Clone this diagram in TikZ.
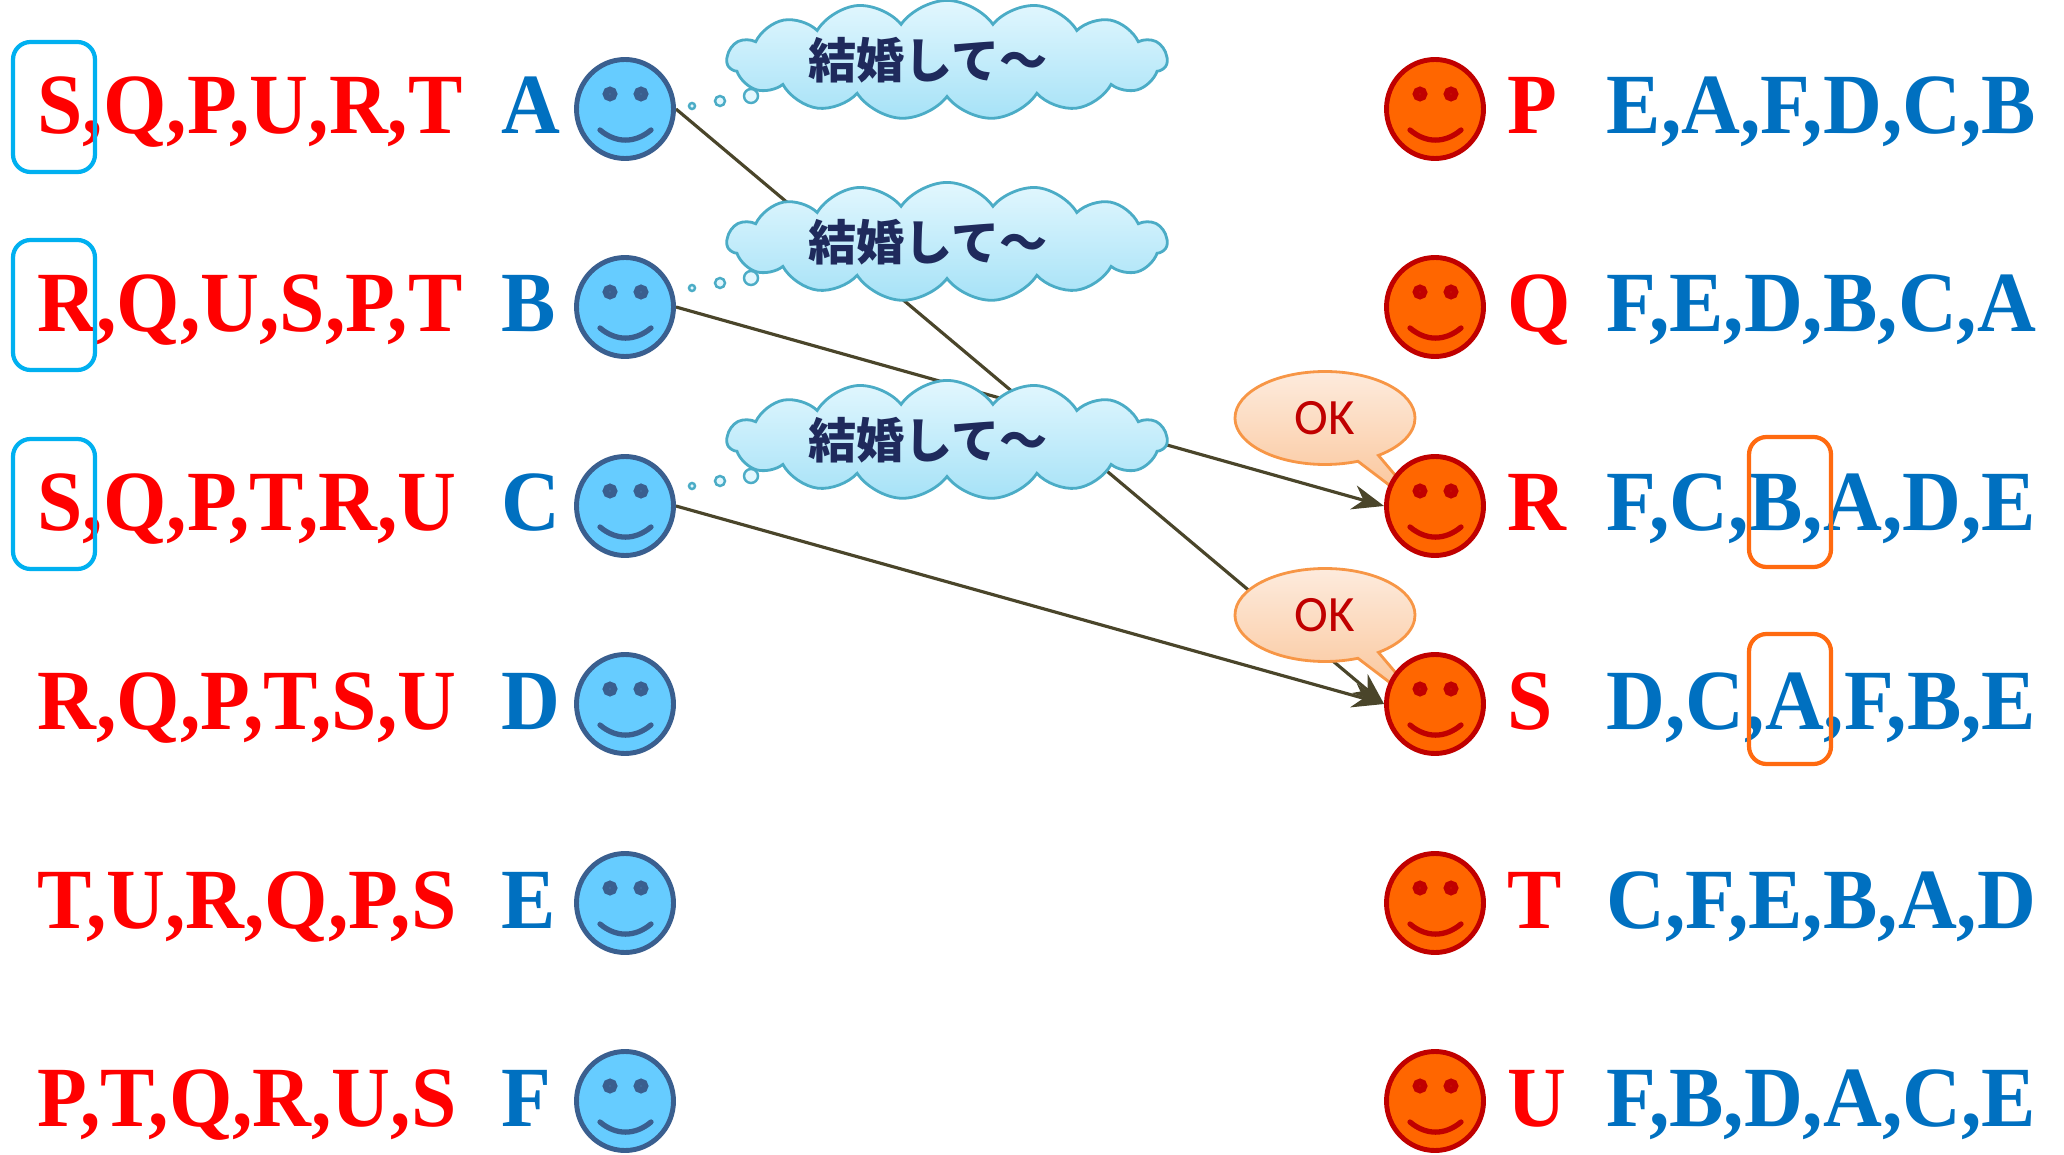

- - - -

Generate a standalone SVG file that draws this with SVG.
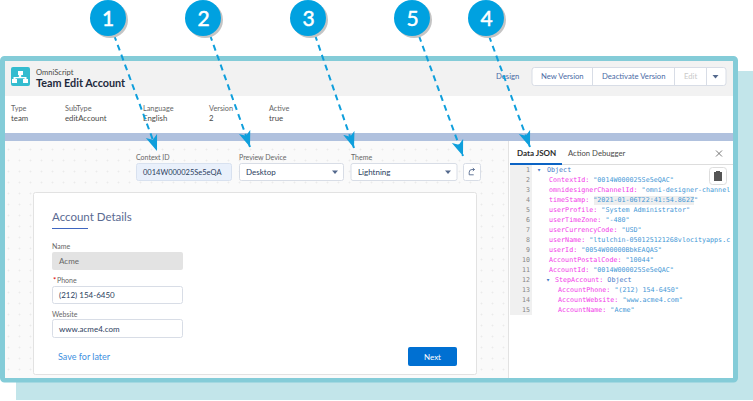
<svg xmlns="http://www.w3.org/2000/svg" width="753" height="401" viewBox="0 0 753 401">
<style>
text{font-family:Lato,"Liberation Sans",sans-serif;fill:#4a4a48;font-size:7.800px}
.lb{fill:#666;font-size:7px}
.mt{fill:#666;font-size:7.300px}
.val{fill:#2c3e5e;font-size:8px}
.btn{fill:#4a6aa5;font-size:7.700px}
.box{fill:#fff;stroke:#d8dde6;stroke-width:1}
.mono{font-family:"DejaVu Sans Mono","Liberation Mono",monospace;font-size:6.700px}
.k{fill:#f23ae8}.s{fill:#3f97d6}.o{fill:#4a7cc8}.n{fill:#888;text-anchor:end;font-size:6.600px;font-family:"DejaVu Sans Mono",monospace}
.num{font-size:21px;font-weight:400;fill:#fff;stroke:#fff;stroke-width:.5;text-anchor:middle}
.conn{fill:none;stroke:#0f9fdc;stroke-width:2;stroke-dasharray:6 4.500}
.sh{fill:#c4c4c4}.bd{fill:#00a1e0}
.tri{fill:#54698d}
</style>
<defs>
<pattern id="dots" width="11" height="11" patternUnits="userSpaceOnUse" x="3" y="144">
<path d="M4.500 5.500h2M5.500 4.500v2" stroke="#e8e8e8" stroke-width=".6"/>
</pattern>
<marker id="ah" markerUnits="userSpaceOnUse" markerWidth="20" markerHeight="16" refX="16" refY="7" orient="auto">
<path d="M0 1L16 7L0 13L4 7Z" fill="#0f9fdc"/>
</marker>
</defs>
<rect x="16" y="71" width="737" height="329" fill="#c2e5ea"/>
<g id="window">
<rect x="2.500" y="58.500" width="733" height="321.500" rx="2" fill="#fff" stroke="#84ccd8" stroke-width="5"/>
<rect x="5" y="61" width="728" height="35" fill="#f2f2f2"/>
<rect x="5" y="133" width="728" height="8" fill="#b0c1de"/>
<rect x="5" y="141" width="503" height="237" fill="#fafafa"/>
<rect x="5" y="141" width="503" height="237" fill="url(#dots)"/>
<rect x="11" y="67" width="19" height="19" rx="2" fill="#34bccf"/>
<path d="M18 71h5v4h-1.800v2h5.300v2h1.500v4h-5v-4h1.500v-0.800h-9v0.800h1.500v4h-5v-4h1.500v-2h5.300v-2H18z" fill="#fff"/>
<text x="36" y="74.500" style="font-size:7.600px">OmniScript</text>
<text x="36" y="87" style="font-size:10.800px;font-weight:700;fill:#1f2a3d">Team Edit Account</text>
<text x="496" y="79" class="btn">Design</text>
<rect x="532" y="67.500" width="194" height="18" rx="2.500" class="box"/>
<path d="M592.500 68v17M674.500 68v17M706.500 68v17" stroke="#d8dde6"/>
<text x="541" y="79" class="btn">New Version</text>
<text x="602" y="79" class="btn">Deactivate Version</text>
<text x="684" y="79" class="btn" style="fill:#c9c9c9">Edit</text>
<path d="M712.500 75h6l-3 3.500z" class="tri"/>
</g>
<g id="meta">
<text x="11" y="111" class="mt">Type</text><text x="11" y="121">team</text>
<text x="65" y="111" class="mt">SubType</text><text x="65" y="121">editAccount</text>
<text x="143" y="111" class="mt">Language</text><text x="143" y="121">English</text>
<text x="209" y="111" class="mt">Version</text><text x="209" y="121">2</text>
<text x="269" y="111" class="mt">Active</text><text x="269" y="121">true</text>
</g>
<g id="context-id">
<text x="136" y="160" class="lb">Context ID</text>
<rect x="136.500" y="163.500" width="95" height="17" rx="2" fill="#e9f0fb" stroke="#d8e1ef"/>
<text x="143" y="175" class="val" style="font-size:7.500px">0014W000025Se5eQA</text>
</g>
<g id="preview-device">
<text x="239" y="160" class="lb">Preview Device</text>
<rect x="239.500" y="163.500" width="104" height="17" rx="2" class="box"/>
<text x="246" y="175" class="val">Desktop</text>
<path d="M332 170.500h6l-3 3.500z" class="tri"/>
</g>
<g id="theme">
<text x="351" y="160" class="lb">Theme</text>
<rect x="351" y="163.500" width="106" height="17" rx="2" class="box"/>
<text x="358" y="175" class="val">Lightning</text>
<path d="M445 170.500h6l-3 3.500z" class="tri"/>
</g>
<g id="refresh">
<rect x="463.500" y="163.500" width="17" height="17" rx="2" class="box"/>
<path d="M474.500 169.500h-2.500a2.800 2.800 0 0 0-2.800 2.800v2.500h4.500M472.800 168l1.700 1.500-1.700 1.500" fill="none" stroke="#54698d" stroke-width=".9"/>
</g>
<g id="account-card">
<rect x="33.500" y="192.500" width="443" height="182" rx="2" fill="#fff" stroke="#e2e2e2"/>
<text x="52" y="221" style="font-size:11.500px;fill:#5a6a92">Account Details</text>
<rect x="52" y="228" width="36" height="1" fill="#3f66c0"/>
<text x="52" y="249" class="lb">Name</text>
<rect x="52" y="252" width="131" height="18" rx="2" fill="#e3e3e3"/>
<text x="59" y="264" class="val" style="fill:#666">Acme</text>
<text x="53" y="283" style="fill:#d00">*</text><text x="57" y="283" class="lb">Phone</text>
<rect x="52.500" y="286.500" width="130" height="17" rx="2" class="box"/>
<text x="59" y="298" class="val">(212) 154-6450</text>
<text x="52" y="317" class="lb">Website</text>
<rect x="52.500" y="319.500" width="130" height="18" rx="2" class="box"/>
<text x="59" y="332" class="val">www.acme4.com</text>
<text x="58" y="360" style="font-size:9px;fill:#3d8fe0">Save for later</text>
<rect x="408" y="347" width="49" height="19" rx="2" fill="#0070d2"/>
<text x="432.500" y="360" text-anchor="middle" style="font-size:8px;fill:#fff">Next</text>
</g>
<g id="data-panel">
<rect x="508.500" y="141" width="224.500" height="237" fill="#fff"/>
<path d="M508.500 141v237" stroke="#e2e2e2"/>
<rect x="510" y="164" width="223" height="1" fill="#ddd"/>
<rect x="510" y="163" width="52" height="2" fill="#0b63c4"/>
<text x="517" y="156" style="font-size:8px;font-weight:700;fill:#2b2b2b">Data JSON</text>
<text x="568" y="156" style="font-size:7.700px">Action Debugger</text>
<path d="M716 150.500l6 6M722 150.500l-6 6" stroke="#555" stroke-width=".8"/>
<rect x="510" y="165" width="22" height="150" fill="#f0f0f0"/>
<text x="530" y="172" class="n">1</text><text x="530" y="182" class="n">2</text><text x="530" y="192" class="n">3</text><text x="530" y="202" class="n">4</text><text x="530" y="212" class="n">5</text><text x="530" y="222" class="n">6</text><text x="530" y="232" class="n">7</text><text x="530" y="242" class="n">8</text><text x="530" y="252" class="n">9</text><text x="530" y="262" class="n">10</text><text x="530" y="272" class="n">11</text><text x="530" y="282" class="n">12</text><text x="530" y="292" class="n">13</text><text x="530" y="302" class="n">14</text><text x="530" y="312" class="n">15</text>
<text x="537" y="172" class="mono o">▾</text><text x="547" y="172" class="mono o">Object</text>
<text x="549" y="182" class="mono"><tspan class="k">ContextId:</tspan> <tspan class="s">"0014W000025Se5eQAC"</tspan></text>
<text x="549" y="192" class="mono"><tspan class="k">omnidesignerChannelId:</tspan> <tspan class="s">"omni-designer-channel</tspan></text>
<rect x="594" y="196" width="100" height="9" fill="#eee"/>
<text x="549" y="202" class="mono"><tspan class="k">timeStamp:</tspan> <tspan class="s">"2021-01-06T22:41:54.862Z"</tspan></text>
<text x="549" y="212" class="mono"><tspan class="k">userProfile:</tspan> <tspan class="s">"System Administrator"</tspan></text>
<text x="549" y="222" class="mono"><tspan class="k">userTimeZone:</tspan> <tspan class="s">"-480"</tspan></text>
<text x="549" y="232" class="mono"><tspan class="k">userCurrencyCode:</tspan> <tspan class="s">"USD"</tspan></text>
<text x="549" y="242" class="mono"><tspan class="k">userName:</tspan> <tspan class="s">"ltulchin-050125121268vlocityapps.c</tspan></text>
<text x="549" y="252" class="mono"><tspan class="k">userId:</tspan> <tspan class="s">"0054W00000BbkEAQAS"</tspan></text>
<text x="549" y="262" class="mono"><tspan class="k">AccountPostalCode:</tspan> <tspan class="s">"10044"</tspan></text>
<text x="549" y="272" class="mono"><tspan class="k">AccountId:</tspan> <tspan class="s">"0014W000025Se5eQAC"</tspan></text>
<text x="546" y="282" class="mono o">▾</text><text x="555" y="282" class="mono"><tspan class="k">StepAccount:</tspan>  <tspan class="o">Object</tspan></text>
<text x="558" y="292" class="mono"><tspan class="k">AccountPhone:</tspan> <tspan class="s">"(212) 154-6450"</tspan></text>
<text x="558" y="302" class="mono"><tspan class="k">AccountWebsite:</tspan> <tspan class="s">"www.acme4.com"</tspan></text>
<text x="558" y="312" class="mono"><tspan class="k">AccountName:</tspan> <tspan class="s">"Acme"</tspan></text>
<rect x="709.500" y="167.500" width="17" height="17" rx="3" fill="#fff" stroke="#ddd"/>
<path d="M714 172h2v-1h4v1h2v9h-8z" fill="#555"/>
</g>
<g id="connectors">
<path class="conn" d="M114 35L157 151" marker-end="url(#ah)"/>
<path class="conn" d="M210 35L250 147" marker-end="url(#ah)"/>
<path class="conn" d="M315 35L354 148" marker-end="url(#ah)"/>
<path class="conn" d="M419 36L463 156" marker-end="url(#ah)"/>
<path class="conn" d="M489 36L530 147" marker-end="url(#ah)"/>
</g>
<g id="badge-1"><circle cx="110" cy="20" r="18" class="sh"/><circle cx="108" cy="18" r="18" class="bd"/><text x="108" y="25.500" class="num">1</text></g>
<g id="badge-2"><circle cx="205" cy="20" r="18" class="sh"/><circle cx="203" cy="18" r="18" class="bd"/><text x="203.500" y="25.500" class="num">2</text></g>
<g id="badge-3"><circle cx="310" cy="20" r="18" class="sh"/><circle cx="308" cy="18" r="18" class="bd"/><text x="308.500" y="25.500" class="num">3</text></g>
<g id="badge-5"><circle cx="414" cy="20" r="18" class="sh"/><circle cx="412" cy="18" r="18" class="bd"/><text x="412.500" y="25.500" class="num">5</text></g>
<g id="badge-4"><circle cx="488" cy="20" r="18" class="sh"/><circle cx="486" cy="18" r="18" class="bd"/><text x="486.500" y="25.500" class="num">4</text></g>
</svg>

- - - -

Pull out each line of the listing that holds the string "this".

**Worked answer:**
Clone this diagram in TikZ.
Generate a standalone SVG file that draws this with SVG.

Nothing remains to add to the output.